The love that we receive from the Lord is the force that transforms our lives. It opens our hearts and enables us to love. For this reason, Jesus says – here is the second element – “as I have loved you, so must you love one another”. That word “as” is not simply an invitation to imitate Jesus’ love; it tells us that we are able to love only because he has loved us, because he pours into our hearts his own Spirit, the Spirit of holiness, love that heals and transforms. As a result, we can make decisions and perform works of love in every situation and for every brother and sister whom we meet, because we ourselves are loved and we have the power to love. As I myself am loved, so I can love others. The love I give is united to Jesus’ love for me. “As” he loved me, so I can love others. The Christian life is just that simple. Let’s not make it more complicated with so many things. It is just that simple.

In practice, what does it mean to live this love? Before giving us this commandment, Jesus had washed the disciples’ feet; then, after giving it, he gave himself up to the wood of the cross. To love means this: to serve and to give one’s life. To serve, that is, not to put our own interests first: to clear our systems of the poison of greed and competitiveness; to fight the cancer of indifference and the worm of self-referentiality; to share the charisms and gifts that God has given us. Specifically, we should ask ourselves, “What do I do for others?” That is what it means to love, to go about our daily lives in a spirit of service, with unassuming love and without seeking any recompense.

Then, to give one’s life. This is about more than simply offering something of ours to others; it is about giving them our very selves. I like to ask people who seek my counsel whether they give alms. And if they do, whether they touch the hand of the recipient or simply, antiseptically, throw down the alms. Those people usually blush and say no. And I ask whether, in giving alms, they look the person in the eye, or look the other way. They say no. Touching and looking, touching and looking at the flesh of Christ who suffers in our brothers and sisters. This is very important; it is what it means to give one’s life.
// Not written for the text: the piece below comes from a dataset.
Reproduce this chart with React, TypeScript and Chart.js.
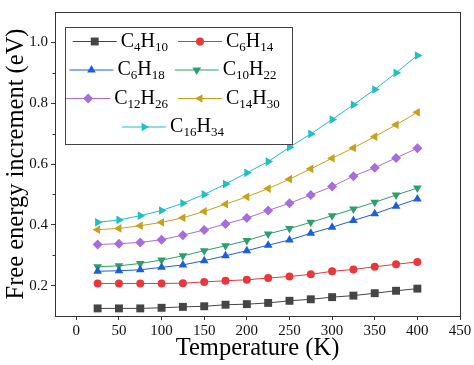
import React, { useEffect, useRef } from "react";
import { Chart, registerables } from "chart.js";
import { drawPoint } from "chart.js/helpers";

Chart.register(...registerables);

const temps = [25, 50, 75, 100, 125, 150, 175, 200, 225, 250, 275, 300, 325, 350, 375, 400];
const c4h10 = [0.125, 0.125, 0.125, 0.127, 0.13, 0.132, 0.137, 0.139, 0.143, 0.15, 0.155, 0.162, 0.167, 0.175, 0.183, 0.19];
const c6h14 = [0.207, 0.207, 0.207, 0.207, 0.208, 0.212, 0.216, 0.219, 0.225, 0.23, 0.237, 0.247, 0.253, 0.262, 0.27, 0.278];
const c6h18 = [0.247, 0.249, 0.252, 0.26, 0.268, 0.282, 0.298, 0.315, 0.333, 0.35, 0.372, 0.392, 0.414, 0.436, 0.461, 0.485];
const c10h22 = [0.262, 0.265, 0.273, 0.284, 0.298, 0.315, 0.331, 0.348, 0.37, 0.388, 0.408, 0.43, 0.452, 0.474, 0.498, 0.521];
const c12h26 = [0.335, 0.338, 0.342, 0.351, 0.366, 0.383, 0.403, 0.422, 0.447, 0.471, 0.498, 0.526, 0.56, 0.588, 0.62, 0.652];
const c14h30 = [0.384, 0.388, 0.397, 0.408, 0.423, 0.444, 0.468, 0.492, 0.519, 0.55, 0.584, 0.619, 0.653, 0.69, 0.729, 0.77];
const c16h34 = [0.408, 0.416, 0.43, 0.447, 0.471, 0.5, 0.534, 0.571, 0.608, 0.655, 0.699, 0.746, 0.795, 0.845, 0.9, 0.957];

const seriesNames = ["C4H10", "C6H14", "C6H18", "C10H22", "C12H26", "C14H30", "C16H34"];
const seriesValues = [c4h10, c6h14, c6h18, c10h22, c12h26, c14h30, c16h34];
const seriesColors = ["#454545", "#e8383d", "#1c5fd8", "#2e9e6a", "#a86ddc", "#c9a01a", "#1fbfc2"];
const seriesStyles = ["rect", "circle", "triangle", "triangle", "rectRot", "triangle", "triangle"];
const seriesRotations = [0, 0, 0, 180, 0, -90, 90];
const seriesRadii = [5.6, 4, 5, 5, 5, 5, 5];

const xTicks = [0, 50, 100, 150, 200, 250, 300, 350, 400, 450];
const yTicks = [0.2, 0.4, 0.6, 0.8, 1.0];
const yMinorTicks = [0.3, 0.5, 0.7, 0.9];

const FONT = "'Liberation Serif', 'Times New Roman', serif";

const framePlugin = {
  id: "frame",
  afterDraw(chart: any) {
    const { ctx, chartArea } = chart;
    const { left, right, top, bottom } = chartArea;
    ctx.save();
    ctx.strokeStyle = "#333";
    ctx.lineWidth = 1;
    ctx.strokeRect(Math.round(left) + 0.5, Math.round(top) + 0.5, Math.round(right - left), Math.round(bottom - top));
    const ys = chart.scales.y;
    ctx.beginPath();
    yMinorTicks.forEach((v) => {
      const py = Math.round(ys.getPixelForValue(v)) + 0.5;
      ctx.moveTo(left, py);
      ctx.lineTo(left - 2.5, py);
    });
    ctx.stroke();
    ctx.restore();
  },
};

function drawFormula(ctx: any, name: string, x: number, y: number, measureOnly: boolean) {
  let cx = x;
  const parts = name.match(/[A-Za-z]+|\d+/g) || [];
  parts.forEach((p) => {
    const isSub = /\d/.test(p);
    ctx.font = isSub ? `13px ${FONT}` : `20px ${FONT}`;
    const w = ctx.measureText(p).width;
    if (!measureOnly) {
      ctx.fillText(p, cx, isSub ? y + 6 : y);
    }
    cx += w;
  });
  return cx - x;
}

const legendPlugin = {
  id: "customLegend",
  afterDatasetsDraw(chart: any) {
    const { ctx } = chart;
    const boxL = 65, boxT = 27, boxR = 292, boxB = 144;
    ctx.save();
    ctx.fillStyle = "#fff";
    ctx.fillRect(boxL, boxT, boxR - boxL, boxB - boxT);
    ctx.strokeStyle = "#444";
    ctx.lineWidth = 1;
    ctx.strokeRect(boxL + 0.5, boxT + 0.5, boxR - boxL, boxB - boxT);
    const rows = [[0, 1], [2, 3], [4, 5], [6]];
    const rowY = [41.5, 70, 98.5, 127];
    const lineLen = 44;
    const gapText = 4;
    const gapItem = 10;
    const centerX = 173;
    ctx.textBaseline = "middle";
    rows.forEach((row, ri) => {
      const widths = row.map((i) => lineLen + gapText + drawFormula(ctx, seriesNames[i], 0, 0, true));
      const total = widths.reduce((a, b) => a + b, 0) + gapItem * (row.length - 1);
      let x = centerX - total / 2;
      const y = rowY[ri];
      row.forEach((i, k) => {
        ctx.strokeStyle = seriesColors[i];
        ctx.lineWidth = 1;
        ctx.beginPath();
        ctx.moveTo(x, y);
        ctx.lineTo(x + lineLen, y);
        ctx.stroke();
        ctx.fillStyle = seriesColors[i];
        drawPoint(ctx, { pointStyle: seriesStyles[i], radius: seriesRadii[i], rotation: seriesRotations[i], borderWidth: 0 } as any, x + lineLen / 2, y);
        ctx.fillStyle = "#000";
        drawFormula(ctx, seriesNames[i], x + lineLen + gapText, y, false);
        x += widths[k] + gapItem;
      });
    });
    ctx.restore();
  },
};

export default function App() {
  const ref = useRef<HTMLCanvasElement | null>(null);
  useEffect(() => {
    if (!ref.current) return;
    const datasets = seriesNames.map((name, i) => ({
      label: name,
      data: temps.map((t, j) => ({ x: t, y: seriesValues[i][j] })),
      borderColor: seriesColors[i],
      backgroundColor: seriesColors[i],
      borderWidth: 1,
      pointStyle: seriesStyles[i],
      pointRotation: seriesRotations[i],
      pointRadius: seriesRadii[i],
      pointBorderWidth: 0,
      showLine: true,
      tension: 0,
    }));
    const chart = new Chart(ref.current, {
      type: "scatter",
      data: { datasets },
      options: {
        animation: false,
        responsive: false,
        maintainAspectRatio: false,
        layout: { padding: { top: 12, right: 14, left: 0, bottom: 0 } },
        plugins: { legend: { display: false }, tooltip: { enabled: false } },
        scales: {
          x: {
            type: "linear",
            min: -25,
            max: 450,
            afterBuildTicks: (s: any) => {
              s.ticks = xTicks.map((v) => ({ value: v }));
            },
            afterFit: (s: any) => {
              s.height = 49;
            },
            grid: { drawOnChartArea: false, drawTicks: true, tickLength: 4, color: "#333" },
            border: { color: "#333", width: 1 },
            ticks: { font: { family: FONT, size: 15 }, color: "#111", padding: 2, maxRotation: 0, autoSkip: false },
            title: { display: true, text: "Temperature (K)", font: { family: FONT, size: 24.5 }, color: "#000", padding: { top: 0, bottom: 2 } },
          },
          y: {
            type: "linear",
            min: 0.1,
            max: 1.1,
            afterBuildTicks: (s: any) => {
              s.ticks = yTicks.map((v) => ({ value: v }));
            },
            afterFit: (s: any) => {
              s.width = 55;
            },
            grid: { drawOnChartArea: false, drawTicks: true, tickLength: 4, color: "#333" },
            border: { color: "#333", width: 1 },
            ticks: { font: { family: FONT, size: 15 }, color: "#111", padding: 3, callback: (v: any) => Number(v).toFixed(1) },
            title: { display: true, text: "Free energy increment (eV)", font: { family: FONT, size: 24.5 }, color: "#000", padding: { top: 2, bottom: 0 } },
          },
        },
      },
      plugins: [framePlugin, legendPlugin],
    } as any);
    return () => chart.destroy();
  }, []);
  return (
    <div style={{ position: "fixed", left: 0, top: 0, width: 474, height: 365, background: "#fff" }}>
      <canvas ref={ref} width={474} height={365} style={{ display: "block" }} />
    </div>
  );
}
Holiness does not consist of a few heroic gestures, but of many small acts of daily love. “Are you called to the consecrated life? So many of you are here today! Then be holy by living out your commitment with joy. Are you married? Be holy by loving and caring for your husband or wife, as Christ does for the Church. Do you work for a living? Be holy by labouring with integrity and skill in the service of your brothers and sisters, by fighting for justice for your comrades, so that they do not remain without work, so that they always receive a just wage. Are you a parent or grandparent? Be holy by patiently teaching the little ones how to follow Jesus. Tell me, are you in a position of authority? So many people in authority are here today! Then be holy by working for the common good and renouncing personal gain” (Gaudete et Exsultate, 14). This is the path of holiness, and it is so simple! To see Jesus always in others.

To serve the Gospel and our brothers and sisters, to offer our lives without expecting anything in return, any worldly glory: this is a secret and it is our calling. That was how our fellow travellers canonized today lived their holiness. By embracing with enthusiasm their vocation – as a priest, as a consecrated women, as a lay person – they devoted their lives to the Gospel. They discovered an incomparable joy and they became brilliant reflections of the Lord of history. For that is what a saint is: a luminous reflection of the Lord of history. May we strive to do the same. The path of holiness is not barred; it is universal and it starts with Baptism. Let us strive to follow it, for each of us is called to holiness, to a form of holiness all our own. Holiness is always “original”, as Blessed Carlo Cutis used to say: it is not a photocopy, but an “original”, mine, yours, all of ours. It is uniquely our own. Truly, the Lord has a plan of love for everyone. He has a dream for your life, for my life, for the life of each of us. What else can I say? Pursue that dream with joy.